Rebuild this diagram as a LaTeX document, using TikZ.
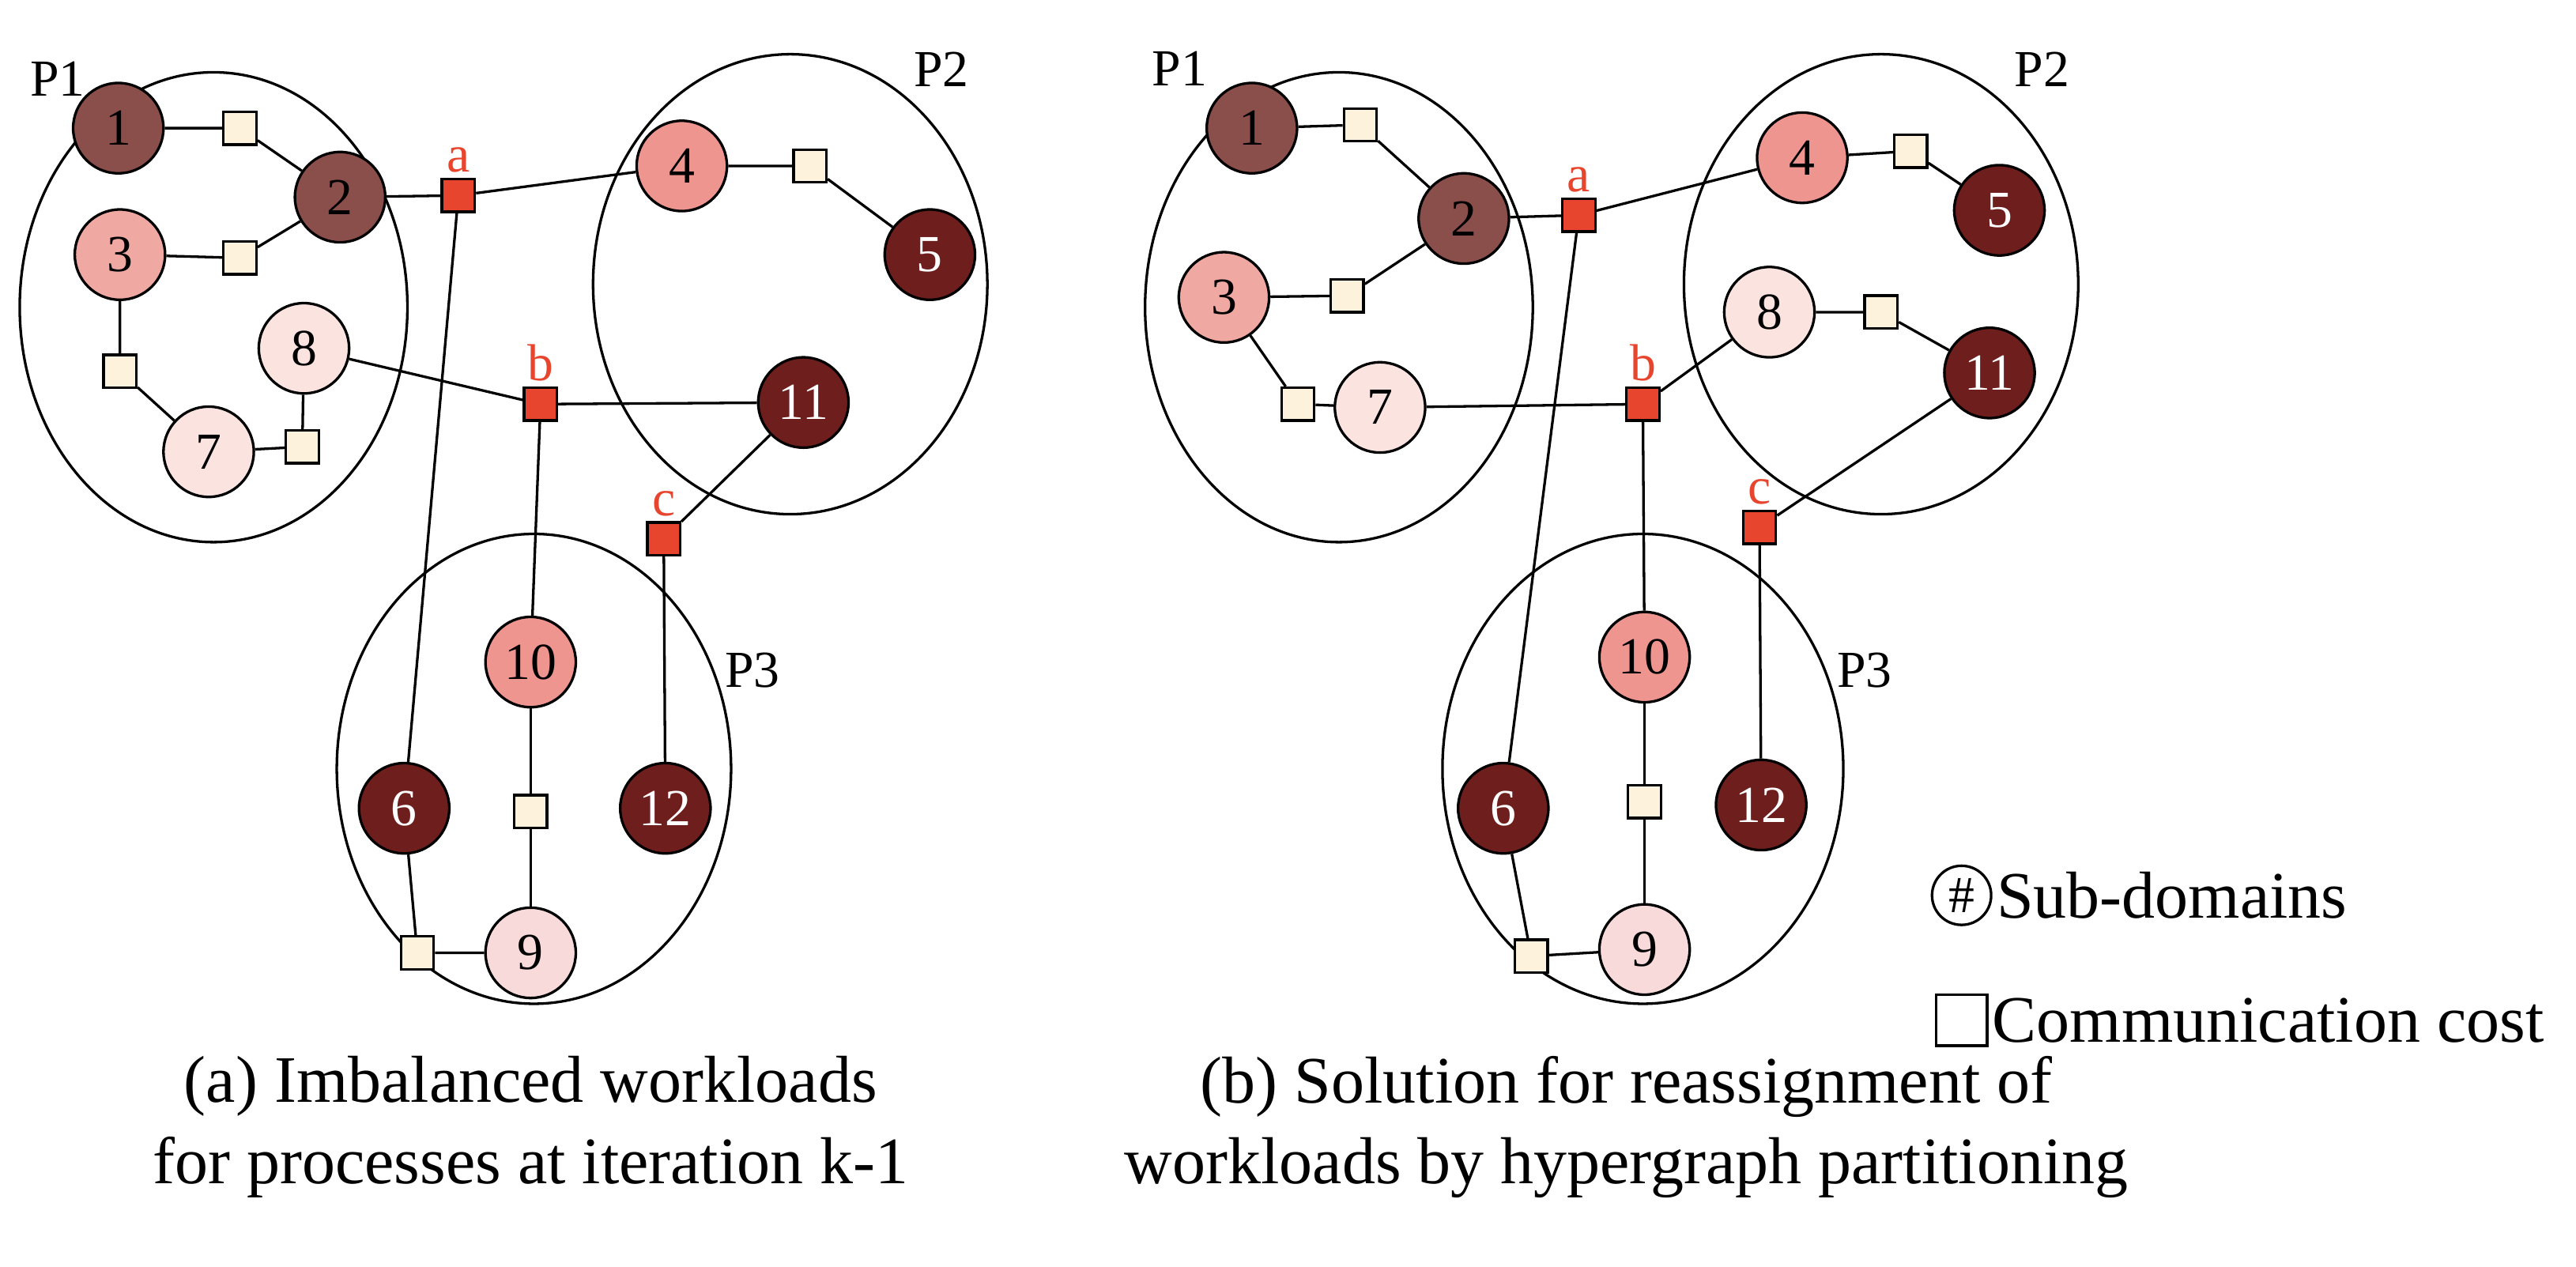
\documentclass[tikz,border=0pt]{standalone}
\usepackage{fontspec}
\setmainfont{Liberation Serif}
\begin{document}
\definecolor{cA}{HTML}{8B4F4B}
\definecolor{cB}{HTML}{F0A8A2}
\definecolor{cC}{HTML}{FBE3E0}
\definecolor{cD}{HTML}{EE9590}
\definecolor{cE}{HTML}{6E1F1D}
\definecolor{cF}{HTML}{F8DADA}
\definecolor{cream}{HTML}{FDF3DC}
\definecolor{hred}{HTML}{E8452E}
\begin{tikzpicture}[x=0.02cm,y=-0.02cm,line width=0.9pt,
 v/.style={circle,draw,minimum size=1.1cm,inner sep=0pt,font=\fontsize{18}{18}\selectfont},
 vd/.style={v,text=white},
 s/.style={rectangle,draw,fill=cream,minimum size=0.4cm,inner sep=0pt},
 h/.style={rectangle,draw,fill=hred,minimum size=0.4cm,inner sep=0pt},
 hl/.style={text=hred,font=\fontsize{18}{18}\selectfont},
 pl/.style={font=\fontsize{18}{18}\selectfont},
 captxt/.style={font=\fontsize{23}{28}\selectfont,align=center}]
\useasboundingbox (0,0) rectangle (1568,771);
% ---------- left
\draw (130,187) ellipse [x radius=118,y radius=143];
\draw (481,173) ellipse [x radius=120,y radius=140];
\draw (325,468) ellipse [x radius=120,y radius=143];
\node[pl] (lP1) at (35,48) {P1};
\node[pl] (lP2) at (573,42) {P2};
\node[pl] (lP3) at (458,408) {P3};
\node[v,fill=cA] (l1) at (72,78) {1};
\node[v,fill=cA] (l2) at (207,120) {2};
\node[v,fill=cB] (l3) at (73,155) {3};
\node[v,fill=cC] (l8) at (185,212) {8};
\node[v,fill=cC] (l7) at (127,275) {7};
\node[v,fill=cD] (l4) at (415,101) {4};
\node[vd,fill=cE] (l5) at (566,155) {5};
\node[vd,fill=cE] (l11) at (489,245) {11};
\node[v,fill=cD] (l10) at (323,403) {10};
\node[vd,fill=cE] (l6) at (246,492) {6};
\node[vd,fill=cE] (l12) at (405,492) {12};
\node[v,fill=cF] (l9) at (323,580) {9};
\node[s] (ls12) at (146,78) {};
\node[s] (ls32) at (146,157) {};
\node[s] (ls37) at (73,226) {};
\node[s] (ls78) at (184,272) {};
\node[s] (ls45) at (493,101) {};
\node[s] (ls109) at (323,494) {};
\node[s] (ls69) at (254,580) {};
\node[h] (la) at (279,119) {};
\node[h] (lb) at (329,246) {};
\node[h] (lc) at (404,328) {};
\node[hl,above=-2pt] at (la.north) {a};
\node[hl,above=-2pt] at (lb.north) {b};
\node[hl,above=-2pt] at (lc.north) {c};
\draw (l1)--(ls12)--(l2);
\draw (l3)--(ls32)--(l2);
\draw (l3)--(ls37)--(l7);
\draw (l8)--(ls78)--(l7);
\draw (l4)--(ls45)--(l5);
\draw (l10)--(ls109)--(l9);
\draw (l6)--(ls69)--(l9);
\draw (l2)--(la)--(l4); \draw (la)--(l6);
\draw (l8)--(lb)--(l11); \draw (lb)--(l10);
\draw (l11)--(lc)--(l12);
% ---------- right
\draw (815,187) ellipse [x radius=118,y radius=143];
\draw (1145,173) ellipse [x radius=120,y radius=140];
\draw (1000,468) ellipse [x radius=122,y radius=143];
\node[pl] (rP1) at (718,42) {P1};
\node[pl] (rP2) at (1243,42) {P2};
\node[pl] (rP3) at (1135,408) {P3};
\node[v,fill=cA] (r1) at (762,78) {1};
\node[v,fill=cA] (r2) at (891,133) {2};
\node[v,fill=cB] (r3) at (745,181) {3};
\node[v,fill=cC] (r7) at (840,248) {7};
\node[v,fill=cD] (r4) at (1097,96) {4};
\node[vd,fill=cE] (r5) at (1217,128) {5};
\node[v,fill=cC] (r8) at (1077,190) {8};
\node[vd,fill=cE] (r11) at (1211,227) {11};
\node[v,fill=cD] (r10) at (1001,400) {10};
\node[vd,fill=cE] (r6) at (915,492) {6};
\node[vd,fill=cE] (r12) at (1072,490) {12};
\node[v,fill=cF] (r9) at (1001,578) {9};
\node[s] (rs12) at (828,76) {};
\node[s] (rs32) at (820,180) {};
\node[s] (rs37) at (790,246) {};
\node[s] (rs45) at (1163,92) {};
\node[s] (rs811) at (1145,190) {};
\node[s] (rs109) at (1001,488) {};
\node[s] (rs69) at (932,582) {};
\node[h] (ra) at (961,131) {};
\node[h] (rb) at (1000,246) {};
\node[h] (rc) at (1071,321) {};
\node[hl,above=-2pt] at (ra.north) {a};
\node[hl,above=-2pt] at (rb.north) {b};
\node[hl,above=-2pt] at (rc.north) {c};
\draw (r1)--(rs12)--(r2);
\draw (r3)--(rs32)--(r2);
\draw (r3)--(rs37)--(r7);
\draw (r4)--(rs45)--(r5);
\draw (r8)--(rs811)--(r11);
\draw (r10)--(rs109)--(r9);
\draw (r6)--(rs69)--(r9);
\draw (r2)--(ra)--(r4); \draw (ra)--(r6);
\draw (r7)--(rb)--(r8); \draw (rb)--(r10);
\draw (r11)--(rc)--(r12);
% ---------- legend
\node[circle,draw,minimum size=0.72cm,inner sep=0pt,font=\fontsize{18}{18}\selectfont] (lgc) at (1194,545) {\#};
\node[anchor=west,font=\fontsize{23}{23}\selectfont,inner sep=1pt] (lgct) at (lgc.east) {Sub-domains};
\node[rectangle,draw,minimum size=0.62cm,inner sep=0pt] (lgs) at (1194,621) {};
\node[anchor=west,font=\fontsize{23}{23}\selectfont,inner sep=1pt] (lgst) at (lgs.east) {Communication cost};
% ---------- captions
\node[captxt] (capa) at (323,686) {(a) Imbalanced workloads\\for processes at iteration k-1};
\node[captxt] (capb) at (990,686) {(b) Solution for reassignment of\\workloads by hypergraph partitioning};
\end{tikzpicture}
\end{document}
□ □ □ □
Write out the data precisely as given, excluding the pictures.

Rebuild this diagram as a LaTeX document, using TikZ.
\documentclass[tikz,border=0pt]{standalone}
\usepackage{fontspec}
\setmainfont{Liberation Serif}
\begin{document}
\definecolor{cA}{HTML}{8B4F4B}
\definecolor{cB}{HTML}{F0A8A2}
\definecolor{cC}{HTML}{FBE3E0}
\definecolor{cD}{HTML}{EE9590}
\definecolor{cE}{HTML}{6E1F1D}
\definecolor{cF}{HTML}{F8DADA}
\definecolor{cream}{HTML}{FDF3DC}
\definecolor{hred}{HTML}{E8452E}
\begin{tikzpicture}[x=0.02cm,y=-0.02cm,line width=0.9pt,
 v/.style={circle,draw,minimum size=1.1cm,inner sep=0pt,font=\fontsize{18}{18}\selectfont},
 vd/.style={v,text=white},
 s/.style={rectangle,draw,fill=cream,minimum size=0.4cm,inner sep=0pt},
 h/.style={rectangle,draw,fill=hred,minimum size=0.4cm,inner sep=0pt},
 hl/.style={text=hred,font=\fontsize{18}{18}\selectfont},
 pl/.style={font=\fontsize{18}{18}\selectfont},
 captxt/.style={font=\fontsize{23}{28}\selectfont,align=center}]
\useasboundingbox (0,0) rectangle (1568,771);
% ---------- left
\draw (130,187) ellipse [x radius=118,y radius=143];
\draw (481,173) ellipse [x radius=120,y radius=140];
\draw (325,468) ellipse [x radius=120,y radius=143];
\node[pl] (lP1) at (35,48) {P1};
\node[pl] (lP2) at (573,42) {P2};
\node[pl] (lP3) at (458,408) {P3};
\node[v,fill=cA] (l1) at (72,78) {1};
\node[v,fill=cA] (l2) at (207,120) {2};
\node[v,fill=cB] (l3) at (73,155) {3};
\node[v,fill=cC] (l8) at (185,212) {8};
\node[v,fill=cC] (l7) at (127,275) {7};
\node[v,fill=cD] (l4) at (415,101) {4};
\node[vd,fill=cE] (l5) at (566,155) {5};
\node[vd,fill=cE] (l11) at (489,245) {11};
\node[v,fill=cD] (l10) at (323,403) {10};
\node[vd,fill=cE] (l6) at (246,492) {6};
\node[vd,fill=cE] (l12) at (405,492) {12};
\node[v,fill=cF] (l9) at (323,580) {9};
\node[s] (ls12) at (146,78) {};
\node[s] (ls32) at (146,157) {};
\node[s] (ls37) at (73,226) {};
\node[s] (ls78) at (184,272) {};
\node[s] (ls45) at (493,101) {};
\node[s] (ls109) at (323,494) {};
\node[s] (ls69) at (254,580) {};
\node[h] (la) at (279,119) {};
\node[h] (lb) at (329,246) {};
\node[h] (lc) at (404,328) {};
\node[hl,above=-2pt] at (la.north) {a};
\node[hl,above=-2pt] at (lb.north) {b};
\node[hl,above=-2pt] at (lc.north) {c};
\draw (l1)--(ls12)--(l2);
\draw (l3)--(ls32)--(l2);
\draw (l3)--(ls37)--(l7);
\draw (l8)--(ls78)--(l7);
\draw (l4)--(ls45)--(l5);
\draw (l10)--(ls109)--(l9);
\draw (l6)--(ls69)--(l9);
\draw (l2)--(la)--(l4); \draw (la)--(l6);
\draw (l8)--(lb)--(l11); \draw (lb)--(l10);
\draw (l11)--(lc)--(l12);
% ---------- right
\draw (815,187) ellipse [x radius=118,y radius=143];
\draw (1145,173) ellipse [x radius=120,y radius=140];
\draw (1000,468) ellipse [x radius=122,y radius=143];
\node[pl] (rP1) at (718,42) {P1};
\node[pl] (rP2) at (1243,42) {P2};
\node[pl] (rP3) at (1135,408) {P3};
\node[v,fill=cA] (r1) at (762,78) {1};
\node[v,fill=cA] (r2) at (891,133) {2};
\node[v,fill=cB] (r3) at (745,181) {3};
\node[v,fill=cC] (r7) at (840,248) {7};
\node[v,fill=cD] (r4) at (1097,96) {4};
\node[vd,fill=cE] (r5) at (1217,128) {5};
\node[v,fill=cC] (r8) at (1077,190) {8};
\node[vd,fill=cE] (r11) at (1211,227) {11};
\node[v,fill=cD] (r10) at (1001,400) {10};
\node[vd,fill=cE] (r6) at (915,492) {6};
\node[vd,fill=cE] (r12) at (1072,490) {12};
\node[v,fill=cF] (r9) at (1001,578) {9};
\node[s] (rs12) at (828,76) {};
\node[s] (rs32) at (820,180) {};
\node[s] (rs37) at (790,246) {};
\node[s] (rs45) at (1163,92) {};
\node[s] (rs811) at (1145,190) {};
\node[s] (rs109) at (1001,488) {};
\node[s] (rs69) at (932,582) {};
\node[h] (ra) at (961,131) {};
\node[h] (rb) at (1000,246) {};
\node[h] (rc) at (1071,321) {};
\node[hl,above=-2pt] at (ra.north) {a};
\node[hl,above=-2pt] at (rb.north) {b};
\node[hl,above=-2pt] at (rc.north) {c};
\draw (r1)--(rs12)--(r2);
\draw (r3)--(rs32)--(r2);
\draw (r3)--(rs37)--(r7);
\draw (r4)--(rs45)--(r5);
\draw (r8)--(rs811)--(r11);
\draw (r10)--(rs109)--(r9);
\draw (r6)--(rs69)--(r9);
\draw (r2)--(ra)--(r4); \draw (ra)--(r6);
\draw (r7)--(rb)--(r8); \draw (rb)--(r10);
\draw (r11)--(rc)--(r12);
% ---------- legend
\node[circle,draw,minimum size=0.72cm,inner sep=0pt,font=\fontsize{18}{18}\selectfont] (lgc) at (1194,545) {\#};
\node[anchor=west,font=\fontsize{23}{23}\selectfont,inner sep=1pt] (lgct) at (lgc.east) {Sub-domains};
\node[rectangle,draw,minimum size=0.62cm,inner sep=0pt] (lgs) at (1194,621) {};
\node[anchor=west,font=\fontsize{23}{23}\selectfont,inner sep=1pt] (lgst) at (lgs.east) {Communication cost};
% ---------- captions
\node[captxt] (capa) at (323,686) {(a) Imbalanced workloads\\for processes at iteration k-1};
\node[captxt] (capb) at (990,686) {(b) Solution for reassignment of\\workloads by hypergraph partitioning};
\end{tikzpicture}
\end{document}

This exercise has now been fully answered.